The account begins with:
A List of the Proprietors Names belonging to the Pleasant Valley Library Society
followed by what at first blush seem to be the records of a library in nearby Dutchess County but turn out to be an effort to establish a library in Ulster County at Plattekill. The articles of incorporation confirm:
“We the subscribers being sensible of the advantages that will accrue from a public library, do for this purpose agree to form ourselves into a society which shall be known by the name of the Pleasant Valley Library in the Town of Plattekill, County of Ulster, . . .”
The bylaws, over the next nine pages, then stipulate how the society will be run and also provide that non-members may borrow books although at somewhat higher rates than the proprietors would be charged. This seems clearly to be an effort at creating a public library through private funding.
The library appears to have been capitalized at one hundred dollars. Individual shares were $5.00 and membership transferrable.
It’s an interesting history that emerges, these records reflecting twelve years of experience – from the original thinking about the establishment of the library, then followed by the experience of the library, in particular the individual borrowing accounts of members. A complete list of the 179 titles available completes the written records – providing an opportunity to see the books on hand by categories such as English philosophy, American history, travel, and poetry. The records run to 1823.
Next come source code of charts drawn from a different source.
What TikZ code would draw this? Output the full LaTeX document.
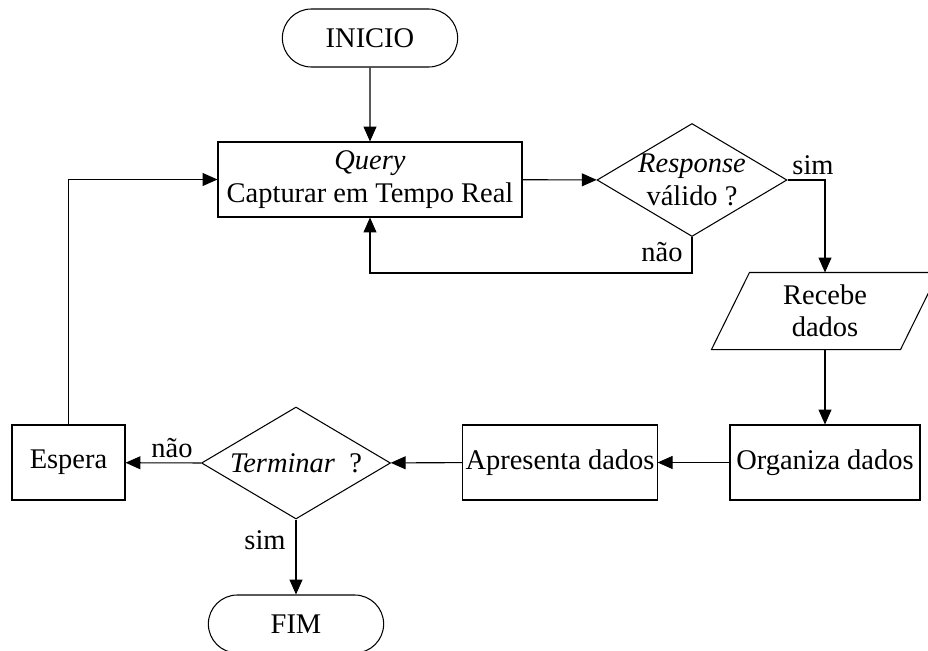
\documentclass[tikz,border=0pt]{standalone}
\usepackage{fontspec}
\setmainfont{Liberation Serif}
\usetikzlibrary{shapes.geometric, shapes.misc, arrows.meta, positioning, calc}

\begin{document}
\begin{tikzpicture}[every node/.style={font=\fontsize{16.2}{18.4}\selectfont}, line width=0.6pt,
	terminal/.style={draw, rounded rectangle, minimum width=3.74cm, minimum height=1.16cm},
	proc/.style={draw, rectangle, inner sep=1.5pt, minimum height=1.5cm, align=center},
	decision/.style={draw, diamond, inner sep=0pt},
	flow/.style={-{Triangle[length=8.5pt, width=7.4pt]}}]
		\useasboundingbox (0,0) rectangle (18.56,-13.02);
		% Start and query
		\node[terminal] (inicio) at (7.4,-0.76) {INICIO};
		\node[proc, minimum width=6.08cm] (query) at (7.4,-3.59) {\textit{Query}\\Capturar em Tempo Real};
		\draw[flow] (inicio) -- (query);
		% Response check
		\node[decision, minimum width=3.8cm, minimum height=2.26cm, label={[align=center]center:{\textit{Response}\\válido ?}}] (resp) at (13.84,-3.6) {};
		\draw[flow] (query) -- (resp);
		\coordinate (back) at (13.84,-5.46);
		\draw[flow] (resp.south) -- (back) -| (query.south);
		\node at (13.24,-5.04) {não};
		\node at (16.26,-3.3) {sim};
		% Receive data (parallelogram)
		\node[minimum width=3.76cm, minimum height=1.52cm, align=center] (recv) at (16.5,-6.22) {Recebe\\dados};
		\draw ([xshift=-0.38cm]recv.south west) -- ([xshift=-0.38cm]recv.south east) -- ([xshift=0.38cm]recv.north east) -- ([xshift=0.38cm]recv.north west) -- cycle;
		\draw[flow] (resp.east) -| (recv.north);
		% Organize and present
		\node[proc, minimum width=3.8cm] (org) at (16.5,-9.25) {Organiza dados};
		\node[proc, minimum width=3.76cm] (apr) at (11.2,-9.25) {Apresenta dados};
		\draw[flow] (recv.south) -- (org.north);
		\draw[flow] (org) -- (apr);
		% End check
		\node[decision, minimum width=3.78cm, minimum height=2.24cm, label={center:{\textit{Terminar} \ ?}}] (fimq) at (5.92,-9.26) {};
		\draw[flow] (apr) -- (fimq);
		\node[proc, minimum width=2.26cm] (espera) at (1.37,-9.25) {Espera};
		\draw[flow] (fimq.west) -- (espera);
		\node at (3.44,-8.96) {não};
		\draw[flow] (espera.north) |- (query.west);
		\node[terminal] (fim) at (5.92,-12.48) {FIM};
		\draw[flow] (fimq.south) -- (fim.north);
		\node at (5.3,-10.8) {sim};
	\end{tikzpicture}
\end{document}
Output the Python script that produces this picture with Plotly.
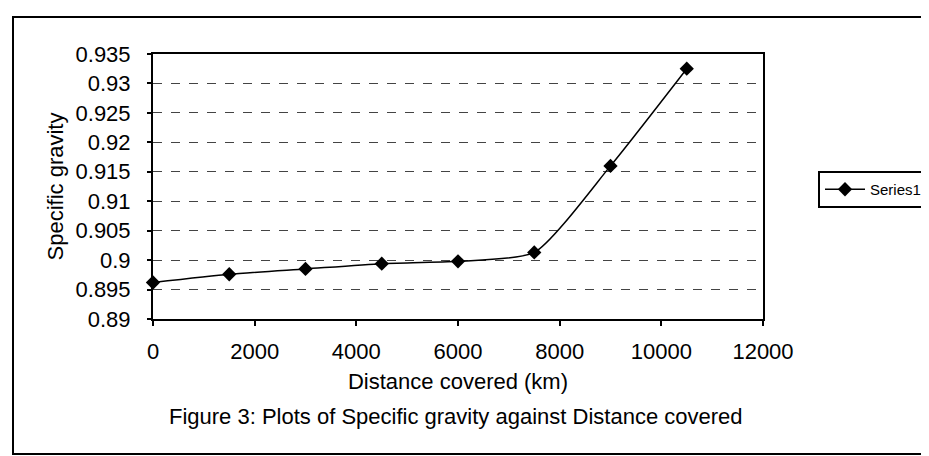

The separate member accounts provide a sense of economic life and individual education attainment in the early 19th century. In southern Ulster county books were scarce and this lending library created to facilitate the efficient sharing of books. The Library Society was small but the underlying spirit strong.
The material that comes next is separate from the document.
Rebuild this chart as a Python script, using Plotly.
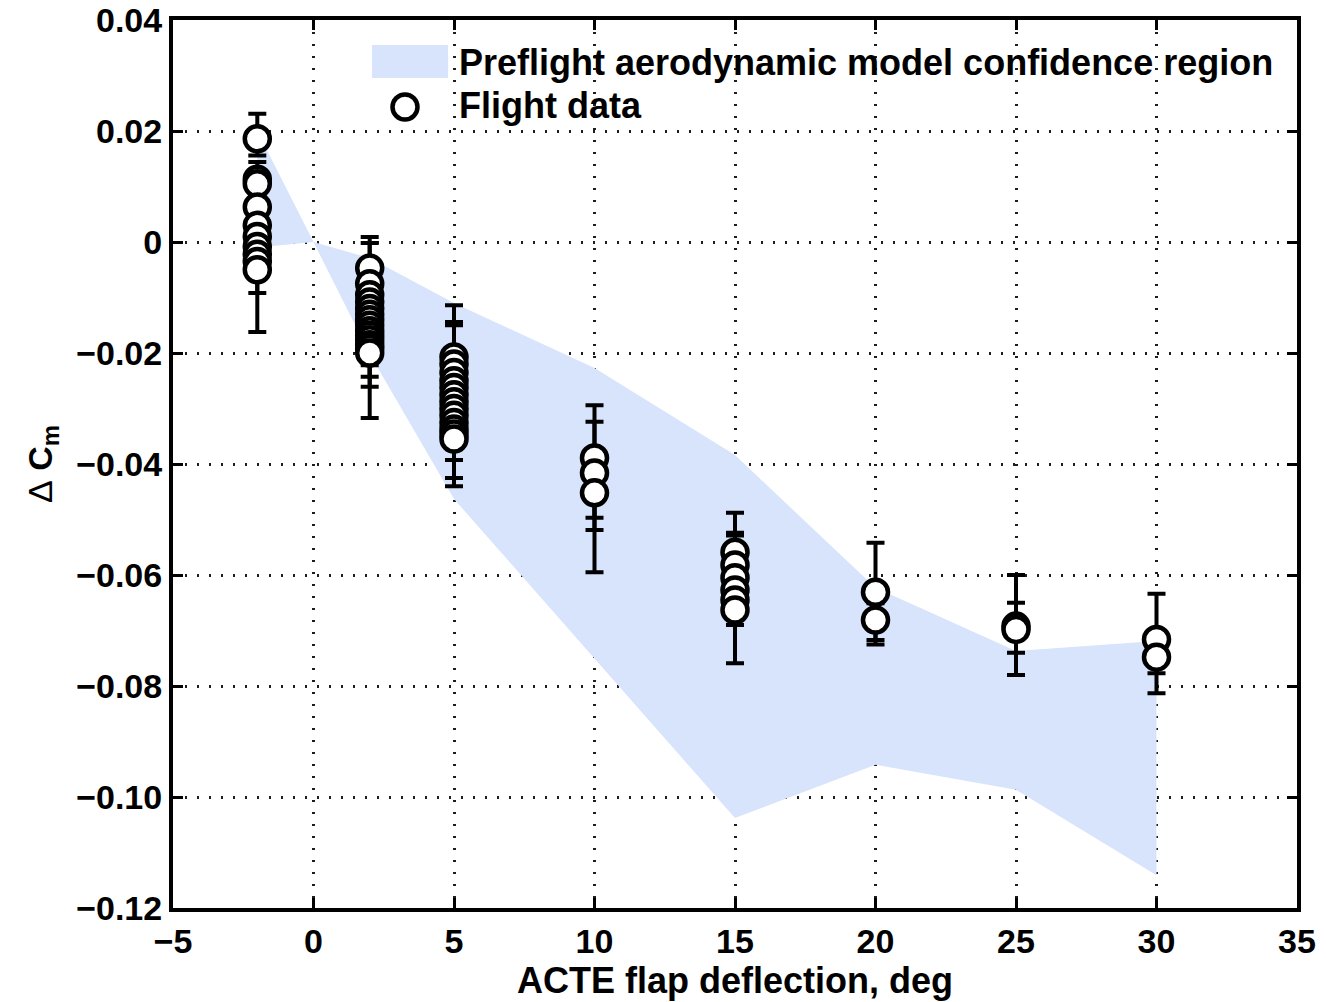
import plotly.graph_objects as go

# Preflight aerodynamic model confidence region (upper and lower bounds)
region_x = [-2, 0, 2, 5, 10, 15, 20, 25, 30]
region_upper = [0.0200, 0.0, -0.0029, -0.0110, -0.0227, -0.0384, -0.0623, -0.0737, -0.0719]
region_lower = [-0.0010, 0.0, -0.0202, -0.0463, -0.0751, -0.1038, -0.0942, -0.0987, -0.1141]

# Flight data (flap deflection, delta Cm, error plus, error minus)
flap_deg = ([-2] * 10 + [2] * 14 + [5] * 13 + [10] * 3 + [15] * 6 + [20] * 2 + [25] * 2 + [30] * 2)
delta_cm = [
    0.0186, 0.0113, 0.0105, 0.0063, 0.0030, 0.0010, -0.0008, -0.0022, -0.0035, -0.0050,
    -0.0047, -0.0075, -0.0095, -0.0108, -0.0120, -0.0130, -0.0140, -0.0150, -0.0160, -0.0168,
    -0.0176, -0.0185, -0.0192, -0.0200,
    -0.0207, -0.0220, -0.0235, -0.0250, -0.0262, -0.0275, -0.0288, -0.0300, -0.0312, -0.0325,
    -0.0337, -0.0346, -0.0355,
    -0.0389, -0.0416, -0.0452,
    -0.0559, -0.0582, -0.0605, -0.0627, -0.0645, -0.0663,
    -0.0631, -0.0681,
    -0.0692, -0.0698,
    -0.0716, -0.0748,
]
err_plus = [
    0.0045, 0.0031, 0.0020, 0.0020, 0.0020, 0.0020, 0.0020, 0.0020, 0.0020, 0.0020,
    0.0056, 0.0073, 0.0030, 0.0030, 0.0030, 0.0030, 0.0030, 0.0030, 0.0030, 0.0030,
    0.0030, 0.0030, 0.0030, 0.0030,
    0.0093, 0.0076, 0.0085, 0.0030, 0.0030, 0.0030, 0.0030, 0.0030, 0.0030, 0.0030,
    0.0030, 0.0030, 0.0030,
    0.0095, 0.0092, 0.0050,
    0.0030, 0.0094, 0.0030, 0.0103, 0.0030, 0.0030,
    0.0089, 0.0030,
    0.0092, 0.0048,
    0.0082, 0.0040,
]
err_minus = [
    0.0030, 0.0030, 0.0020, 0.0020, 0.0020, 0.0172, 0.0020, 0.0020, 0.0020, 0.0042,
    0.0030, 0.0030, 0.0030, 0.0030, 0.0030, 0.0030, 0.0030, 0.0030, 0.0030, 0.0030,
    0.0141, 0.0076, 0.0030, 0.0043,
    0.0030, 0.0030, 0.0030, 0.0030, 0.0030, 0.0030, 0.0030, 0.0030, 0.0030, 0.0115,
    0.0030, 0.0079, 0.0038,
    0.0108, 0.0103, 0.0143,
    0.0030, 0.0030, 0.0030, 0.0030, 0.0114, 0.0027,
    0.0094, 0.0036,
    0.0088, 0.0042,
    0.0061, 0.0065,
]

x_tickvals = [-5, 0, 5, 10, 15, 20, 25, 30, 35]
x_ticktext = ["\u22125", "0", "5", "10", "15", "20", "25", "30", "35"]
y_tickvals = [0.04, 0.02, 0, -0.02, -0.04, -0.06, -0.08, -0.10, -0.12]
y_ticktext = ["0.04", "0.02", "0", "\u22120.02", "\u22120.04", "\u22120.06", "\u22120.08", "\u22120.10", "\u22120.12"]

legend_labels = ["Preflight aerodynamic model confidence region", "Flight data"]

FONT = "Liberation Sans, Arial, Helvetica, sans-serif"
FSIZE = 34
LSIZE = 36
FILL = "rgb(215,228,252)"

fig = go.Figure()

fig.add_trace(go.Scatter(
    x=region_x + region_x[::-1],
    y=region_upper + region_lower[::-1],
    fill="toself", fillcolor=FILL, mode="lines",
    line=dict(width=0, color=FILL), hoverinfo="skip", showlegend=False,
))

fig.add_trace(go.Scatter(
    x=flap_deg, y=delta_cm, mode="markers",
    marker=dict(symbol="circle", size=25, color="white", line=dict(color="black", width=4.5)),
    error_y=dict(type="data", symmetric=False, array=err_plus, arrayminus=err_minus,
                 color="black", thickness=4, width=9),
    showlegend=False,
))

axis_common = dict(
    showline=True, linewidth=4, linecolor="black", mirror="ticks",
    ticks="inside", ticklen=10, tickwidth=3, tickcolor="black",
    showgrid=True, gridcolor="rgb(30,30,30)", gridwidth=2.5, griddash="1.5px,10.5px",
    zeroline=False, automargin=False,
    tickfont=dict(family=FONT, size=FSIZE, color="black", weight="bold"),
)

fig.update_xaxes(range=[-5, 35], tickvals=x_tickvals, ticktext=x_ticktext,
                 title=dict(text="ACTE flap deflection, deg", standoff=6,
                            font=dict(family=FONT, size=LSIZE, color="black", weight="bold")),
                 **axis_common)
fig.update_yaxes(range=[-0.12, 0.04], tickvals=y_tickvals, ticktext=y_ticktext,
                 title=dict(text="<span style='font-weight:normal'>\u0394</span> C<sub>m</sub>", standoff=14,
                            font=dict(family=FONT, size=FSIZE, color="black", weight="bold")),
                 **axis_common)

# Legend drawn inside the plot area (top right, no border)
fig.add_shape(type="rect", xref="paper", yref="paper",
              x0=0.177, x1=0.2447, y0=0.9347, y1=0.9718,
              fillcolor=FILL, line=dict(width=0), layer="below")
fig.add_shape(type="circle", xref="paper", yref="paper",
              x0=0.2064 - 12.5 / 1124, x1=0.2064 + 12.5 / 1124,
              y0=0.902 - 12.5 / 888, y1=0.902 + 12.5 / 888,
              fillcolor="white", line=dict(color="black", width=4.5))
fig.add_annotation(text=legend_labels[0], xref="paper", yref="paper", x=0.2527, y=0.9527,
                   xanchor="left", yanchor="middle", showarrow=False,
                   font=dict(family=FONT, size=LSIZE, color="black", weight="bold"))
fig.add_annotation(text=legend_labels[1], xref="paper", yref="paper", x=0.2527, y=0.9032,
                   xanchor="left", yanchor="middle", showarrow=False,
                   font=dict(family=FONT, size=LSIZE, color="black", weight="bold"))

fig.update_layout(
    width=1326, height=1002,
    margin=dict(l=173, r=29, t=20, b=94),
    plot_bgcolor="white", paper_bgcolor="white",
    showlegend=False,
)

fig.write_html("out.html")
Elsewhere private libraries were providing thousand of books and some, to facilitate their use, published accounts of all titles owned. This Friends Society never achieved any substantial scale and probably never published any records so this account book may be all that will be known about this fledgling enterprise. Even, whether the Society continued beyond the last entries of 1823 is unclear and no mention of this library or any other private library in Ulster County is found in local histories published later in the century.
Interestingly, recurrent issues for borrowers are damage and assessments. Homes of the periods were mainly made of wood and fires too common. So books were occasionally damaged and assessments for repair or replacement carefully recorded. Because the Society kept records of each book’s cost such penalties were easy to determine if not collect.
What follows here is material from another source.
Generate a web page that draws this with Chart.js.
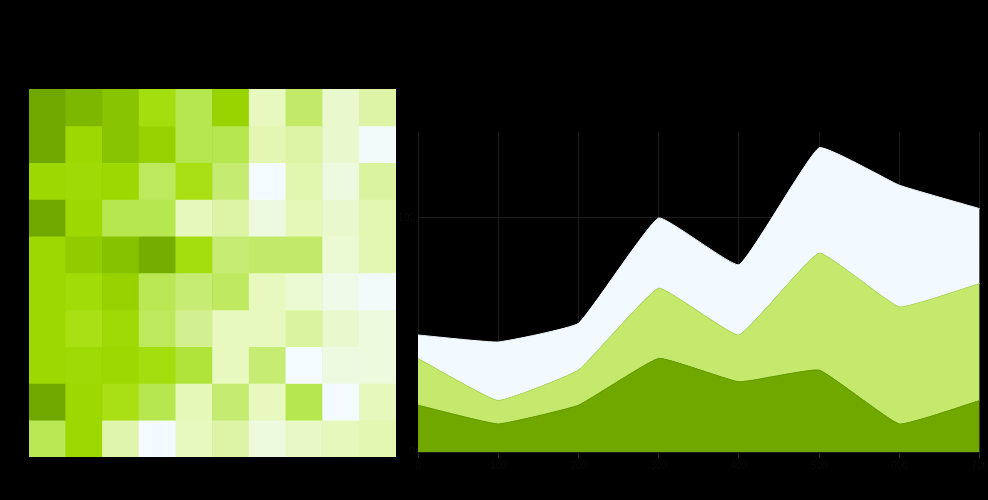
<!DOCTYPE html>
<html>
<head>
<meta charset="utf-8">
<script src="https://cdn.jsdelivr.net/npm/chart.js@4/dist/chart.umd.min.js"></script>
<style>
  html, body { margin: 0; padding: 0; background: #000; width: 988px; height: 500px; overflow: hidden; }
  #heatWrap { position: absolute; left: 29px; top: 89px; width: 367px; height: 368px; }
  #areaWrap { position: absolute; left: 400px; top: 0px; width: 590px; height: 500px; }
</style>
</head>
<body>
<div id="heatWrap"><canvas id="heat" width="367" height="368"></canvas></div>
<div id="areaWrap"><canvas id="area" width="590" height="500"></canvas></div>
<script>
// ---------- heatmap data (rows top to bottom, 10 columns) ----------
const heatCols = ['0','1','2','3','4','5','6','7','8','9'];
const heatRows = ['0','1','2','3','4','5','6','7','8','9'];
const heatValues = [
  [0, 8, 15, 32, 46, 23, 80, 53, 84, 70],
  [0, 25, 15, 22, 46, 46, 75, 70, 84, 98],
  [25, 28, 25, 50, 35, 55, 100, 73, 90, 68],
  [0, 25, 46, 46, 78, 70, 90, 77, 84, 75],
  [25, 19, 14, 3, 32, 56, 53, 53, 86, 75],
  [25, 29, 22, 48, 56, 51, 80, 86, 93, 98],
  [25, 35, 28, 50, 64, 80, 80, 68, 84, 89],
  [25, 28, 25, 32, 42, 80, 56, 100, 90, 89],
  [0, 25, 35, 46, 77, 55, 80, 46, 100, 78],
  [48, 25, 72, 100, 80, 70, 89, 82, 78, 75]
];

// ---------- stacked area data ----------
const areaLabels = ['0', '100', '200', '300', '400', '500', '600', '700'];
const seriesA = [20, 12, 20, 40, 30, 35, 12, 22];
const seriesB = [20, 10, 15, 30, 20, 50, 50, 50];
const seriesC = [10, 25, 20, 30, 30, 45, 52, 32];
const yTicks = [0, 100];

// colour ramp for heatmap
const rampStops = [
  [0, [0x71, 0xa8, 0x00]],
  [15, [0x88, 0xc4, 0x00]],
  [25, [0x9d, 0xd8, 0x00]],
  [35, [0xa8, 0xe0, 0x14]],
  [45, [0xb5, 0xe6, 0x4a]],
  [55, [0xc5, 0xeb, 0x70]],
  [70, [0xdd, 0xf4, 0xa6]],
  [80, [0xe8, 0xf9, 0xc0]],
  [90, [0xee, 0xfa, 0xe0]],
  [100, [0xf3, 0xfb, 0xff]]
];
function rampColor(v) {
  for (let i = 1; i < rampStops.length; i++) {
    const [v1, c1] = rampStops[i];
    const [v0, c0] = rampStops[i - 1];
    if (v <= v1) {
      const t = (v - v0) / (v1 - v0);
      const c = c0.map((a, k) => Math.round(a + (c1[k] - a) * t));
      return `rgb(${c[0]},${c[1]},${c[2]})`;
    }
  }
  const c = rampStops[rampStops.length - 1][1];
  return `rgb(${c[0]},${c[1]},${c[2]})`;
}

const heatDatasets = heatRows.map((r, ri) => ({
  label: 'row ' + r,
  data: heatCols.map(() => 1),
  backgroundColor: heatValues[ri].map(rampColor),
  borderWidth: 0,
  barPercentage: 1,
  categoryPercentage: 1
}));

new Chart(document.getElementById('heat'), {
  type: 'bar',
  data: { labels: heatCols, datasets: heatDatasets },
  options: {
    responsive: false,
    animation: false,
    layout: { padding: 0 },
    plugins: { legend: { display: false }, tooltip: { enabled: false } },
    scales: {
      x: { stacked: true, display: false },
      y: { stacked: true, display: false, reverse: true, min: 0, max: 10 }
    }
  }
});

new Chart(document.getElementById('area'), {
  type: 'line',
  data: {
    labels: areaLabels,
    datasets: [
      { label: 'A', data: seriesA, fill: 'origin', backgroundColor: '#70a800', borderColor: '#6aa000', borderWidth: 1, pointRadius: 0, tension: 0.1 },
      { label: 'B', data: seriesB, fill: '-1', backgroundColor: '#c5e96c', borderColor: '#b8dc60', borderWidth: 1, pointRadius: 0, tension: 0.1 },
      { label: 'C', data: seriesC, fill: '-1', backgroundColor: '#f3faff', borderColor: '#eef6fb', borderWidth: 1, pointRadius: 0, tension: 0.1 }
    ]
  },
  options: {
    responsive: false,
    animation: false,
    layout: { padding: { top: 132, right: 0, left: 0, bottom: 0 } },
    plugins: { legend: { display: false }, tooltip: { enabled: false } },
    scales: {
      x: {
        grid: { color: '#1c1c1c', lineWidth: 1, tickLength: 6, tickColor: '#2a2a2a' },
        border: { display: false },
        ticks: { color: '#0a0a0a', font: { size: 10 }, maxRotation: 0, padding: 2 },
        afterFit: (s) => { s.height = 48; }
      },
      y: {
        stacked: true,
        min: 0,
        max: 136.75,
        grid: { color: '#1c1c1c', lineWidth: 1, drawTicks: false },
        border: { display: false },
        ticks: { color: '#0a0a0a', font: { size: 10 } },
        afterBuildTicks: (axis) => { axis.ticks = yTicks.map(v => ({ value: v })); },
        afterFit: (s) => { s.width = 18; }
      }
    }
  }
});
</script>
</body>
</html>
The cost of the Association’s books is given in the records and they averaged about $1.50 each. Whether new or used is not mentioned, neither are the sources. And no actual copies have been located, neither are there any plans in the organizing plan for Society volumes to be identified in any way. They may have been but I can’t tell.
Libraries in the United States as we know them today emerged in the latter half of the 19th century as America was striving to achieve universal literacy and local governments were raising taxes and organizing school districts to educate their citizens. As this occurred private library associations were subsumed into what would became the American public library movement. This is probably the fate of this early, earnest enterprise.
In an online article on the DPLA [Digital Public Library of America] website there is this bit of history:
“With the rise of non-religious texts and literacy rates in the 1700s, private book clubs among wealthy men evolved into subscription libraries. Subscription, or membership, libraries were funded by membership fees or donations, with collections accessible only to paying members.”
“Today there are fewer than twenty membership libraries in existence in the US—many of which focus on special collections or rare material, rather than a varied book selection . . . “
So, the Pleasant Valley Library Association, organized in 1811, seems to have been a local manifestation of this trend to make books available.
This association would not survive and no other references to it have been found. However, a search of the Rare Book Hub Transaction Database for “library Society” finds 88 records pertaining to other library societies, mostly to printed catalogues of their holdings.
In their time such associations were active and I expect important. They were only a stage, however, apparently caterpillars to what would become in time the butterflies that libraries are today.
As a collecting area the records of such libraries would seem to be a fabulous pursuit.